Feast of St Peter and St Paul
Jesus during His mortal life practised many virtues; but none is more conspicuous, none appeals more strongly to us, than His infinite mercy, His tender forgiveness of all injuries. A vile sinner is brought before Him, her very mien proclaims her crime. “Have none condemned thee? Neither shall I. Go, sin no more.” Magdalen, the bye-word of the city, Magdalen whose name was sin and shame, seeks His forgiveness and finds His mercy. Peter, the favoured one, denies his Master and turns his back on Him who loved him so; and Peter’s heart is won, even in his sin, by one loving look of mercy and compassion from the Saviour whose mercy is without end.
COMMENT: The denial of St Peter, and Christ’s subsequent forgiveness, was a frequent theme in Fr Doyle’s notes.

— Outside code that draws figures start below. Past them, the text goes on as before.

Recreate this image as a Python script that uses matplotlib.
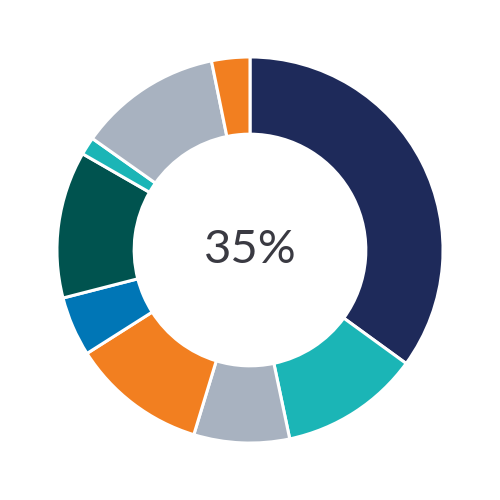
import matplotlib
matplotlib.use("Agg")
import matplotlib.pyplot as plt

# segments clockwise from 12 o'clock
labels = ["navy", "teal", "gray", "orange", "blue", "green", "teal2", "gray2", "orange2"]
values = [35, 11.7, 8.0, 11.3, 5.0, 12.3, 1.5, 12.0, 3.2]
colors = ["#1e2a5a", "#1bb5b6", "#a8b2c0", "#f27f20", "#0076b6",
          "#00534f", "#1bb5b6", "#a8b2c0", "#f27f20"]
center_text = "35%"

fig = plt.figure(figsize=(5, 5), dpi=100)
ax = fig.add_axes([0, 0, 1, 1])
ax.pie(values, colors=colors, startangle=90, counterclock=False,
       radius=1.0,
       wedgeprops=dict(width=0.40, edgecolor="white", linewidth=2.2))
ax.text(0, 0, center_text, ha="center", va="center", fontsize=34,
        color="#3a3a42", family="Lato", fontweight="normal")
ax.set_xlim(-1.295, 1.295)
ax.set_ylim(-1.295, 1.295)
ax.set_aspect("equal")
ax.axis("off")
fig.savefig("out.png", dpi=100)
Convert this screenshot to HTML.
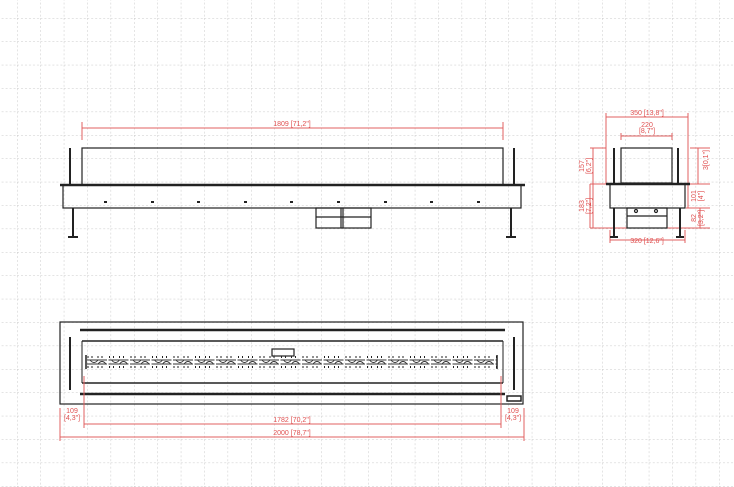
<!DOCTYPE html>
<html><head><style>
html,body{margin:0;padding:0;background:#fff;}
svg{display:block;}
text{font-family:"Liberation Sans",sans-serif;fill:#e05050;}
</style></head><body>
<svg width="734" height="487" viewBox="0 0 734 487" xmlns="http://www.w3.org/2000/svg">
<defs>
<pattern id="g" x="17" y="18" width="23.4" height="23.4" patternUnits="userSpaceOnUse">
<path d="M0 0V23.4M0 0H23.4" stroke="#c8c8c8" stroke-width="1" stroke-dasharray="2 2" fill="none"/>
</pattern>
<pattern id="burn" x="86" y="354" width="21.5" height="16" patternUnits="userSpaceOnUse">
<path d="M2 2v2M6 2v2M12 2v2M16 2v2M2 12v2M6 12v2M12 12v2M16 12v2" stroke="#222" stroke-width="1"/>
<path d="M1 6h20M1 10h20M4 6q4 5 8 0M12 10q4 -5 8 0" stroke="#333" stroke-width="0.9" fill="none"/>
</pattern>
</defs>
<rect width="734" height="487" fill="url(#g)"/>

<!-- FRONT VIEW -->
<g stroke="#e06060" stroke-width="1" fill="none">
<path d="M82 128H503M82 122V140M503 122V140"/>
</g>
<text x="292" y="126" font-size="7" text-anchor="middle">1809 [71,2"]</text>
<g stroke="#222" fill="none" stroke-width="1.2">
<rect x="82" y="148" width="421" height="37"/>
<path d="M70 148V185M514 148V185" stroke-width="2"/>
<path d="M60 185H525" stroke-width="2.5"/>
<rect x="63" y="185" width="458" height="23"/>
<path d="M73 208V236M511 208V236" stroke-width="2"/>
<path d="M68 237H78M506 237H516" stroke-width="2"/>
<rect x="316" y="208" width="55" height="20"/>
<path d="M316 217H371M341 208V228M343 208V228"/>
</g>
<g fill="#222">
<rect x="104" y="201" width="3" height="2"/><rect x="151" y="201" width="3" height="2"/><rect x="197" y="201" width="3" height="2"/><rect x="244" y="201" width="3" height="2"/><rect x="290" y="201" width="3" height="2"/><rect x="337" y="201" width="3" height="2"/><rect x="384" y="201" width="3" height="2"/><rect x="430" y="201" width="3" height="2"/><rect x="477" y="201" width="3" height="2"/>
</g>

<!-- SIDE VIEW -->
<g stroke="#e06060" stroke-width="1" fill="none">
<path d="M606 117H688M606 113V184M688 113V184"/>
<path d="M621 136H672M621 133V140M672 133V140"/>
<path d="M590 184H710"/>
<path d="M590 148H606M593 148V184M590 184V228M593 184V228M590 228H627"/>
<path d="M610 240H685M610 230V243M685 230V243"/>
<path d="M698 148V184M690 148H710"/>
<path d="M688 184V208M686 208H710"/>
<path d="M700 208V228M667 228H710"/>
</g>
<text x="647" y="115" font-size="7" text-anchor="middle">350 [13,8"]</text>
<text x="647" y="127" font-size="7" text-anchor="middle">220</text>
<text x="647" y="133" font-size="7" text-anchor="middle">[8,7"]</text>
<text x="647" y="243" font-size="7" text-anchor="middle">320 [12,6"]</text>
<text transform="translate(584,166) rotate(-90)" font-size="7" text-anchor="middle">157</text>
<text transform="translate(591,166) rotate(-90)" font-size="7" text-anchor="middle">[6,2"]</text>
<text transform="translate(584,206) rotate(-90)" font-size="7" text-anchor="middle">183</text>
<text transform="translate(591,206) rotate(-90)" font-size="7" text-anchor="middle">[7,2"]</text>
<text transform="translate(708,160) rotate(-90)" font-size="7" text-anchor="middle">3[0,1"]</text>
<text transform="translate(696,196) rotate(-90)" font-size="7" text-anchor="middle">101</text>
<text transform="translate(703,196) rotate(-90)" font-size="7" text-anchor="middle">[4"]</text>
<text transform="translate(696,218) rotate(-90)" font-size="7" text-anchor="middle">82</text>
<text transform="translate(703,218) rotate(-90)" font-size="7" text-anchor="middle">[3,2"]</text>
<g stroke="#222" fill="none" stroke-width="1.2">
<rect x="621" y="148" width="51" height="35"/>
<path d="M614 148V184M678 148V184" stroke-width="2"/>
<path d="M606 184H690" stroke-width="2.5"/>
<rect x="610" y="184" width="75" height="24"/>
<path d="M614 208V236M680 208V236" stroke-width="2"/>
<path d="M610 237H618M676 237H684" stroke-width="2"/>
<rect x="627" y="208" width="40" height="20"/>
<path d="M627 216H667"/>
<circle cx="636" cy="211" r="1.5"/><circle cx="656" cy="211" r="1.5"/>
</g>

<!-- TOP VIEW -->
<g stroke="#222" fill="none">
<rect x="60" y="322" width="463" height="82" stroke-width="1.2"/>
<path d="M80 330H505M80 394H505" stroke-width="2.5"/>
<path d="M82 341H503M82 383H503" stroke-width="1.5"/>
<path d="M82 341V383M503 341V383" stroke-width="1"/>
<path d="M70 337V390M514 337V390" stroke-width="2"/>
<path d="M86 355V369M497 355V369" stroke-width="1.5"/>
<rect x="272" y="349" width="22" height="7" stroke-width="1.2"/>
<rect x="507" y="396" width="14" height="5" stroke-width="1.5"/>
</g>
<rect x="86" y="354" width="411" height="16" fill="url(#burn)"/>
<g stroke="#e06060" stroke-width="1" fill="none">
<path d="M84 376V428M501 376V428M60 408V441M524 408V441"/>
<path d="M84 424H501M60 437H524"/>
</g>
<text x="292" y="422" font-size="7" text-anchor="middle">1782 [70,2"]</text>
<text x="292" y="435" font-size="7" text-anchor="middle">2000 [78,7"]</text>
<text x="72" y="413" font-size="7" text-anchor="middle">109</text>
<text x="72" y="420" font-size="7" text-anchor="middle">[4,3"]</text>
<text x="513" y="413" font-size="7" text-anchor="middle">109</text>
<text x="513" y="420" font-size="7" text-anchor="middle">[4,3"]</text>
</svg>
</body></html>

The image of a favoured apostle denying his Master seemed to resonate with deeply with him.
As for St Paul, Fr Doyle doesn’t seem to write much about him directly, although he obviously quotes him frequently in his letters. Fr Doyle resembles St Paul in his great missionary zeal. Just as Paul underwent shipwreck and imprisonment and deprivation to bring the Gospel to others, Fr Doyle underwent life in the trenches, and all of its dangers, to bring the sacraments to others.
Peter, Paul and Fr Doyle could all have stayed at home and lived relatively comfortable, safe lives. But they sacrificed this comfort because of their love of Christ, offering their own lives in the process.
On this day we should remember in our prayers the Holy Father Pope Benedict XVI, who, as St Catherine of Siena reminds us, is the “sweet Christ on earth”.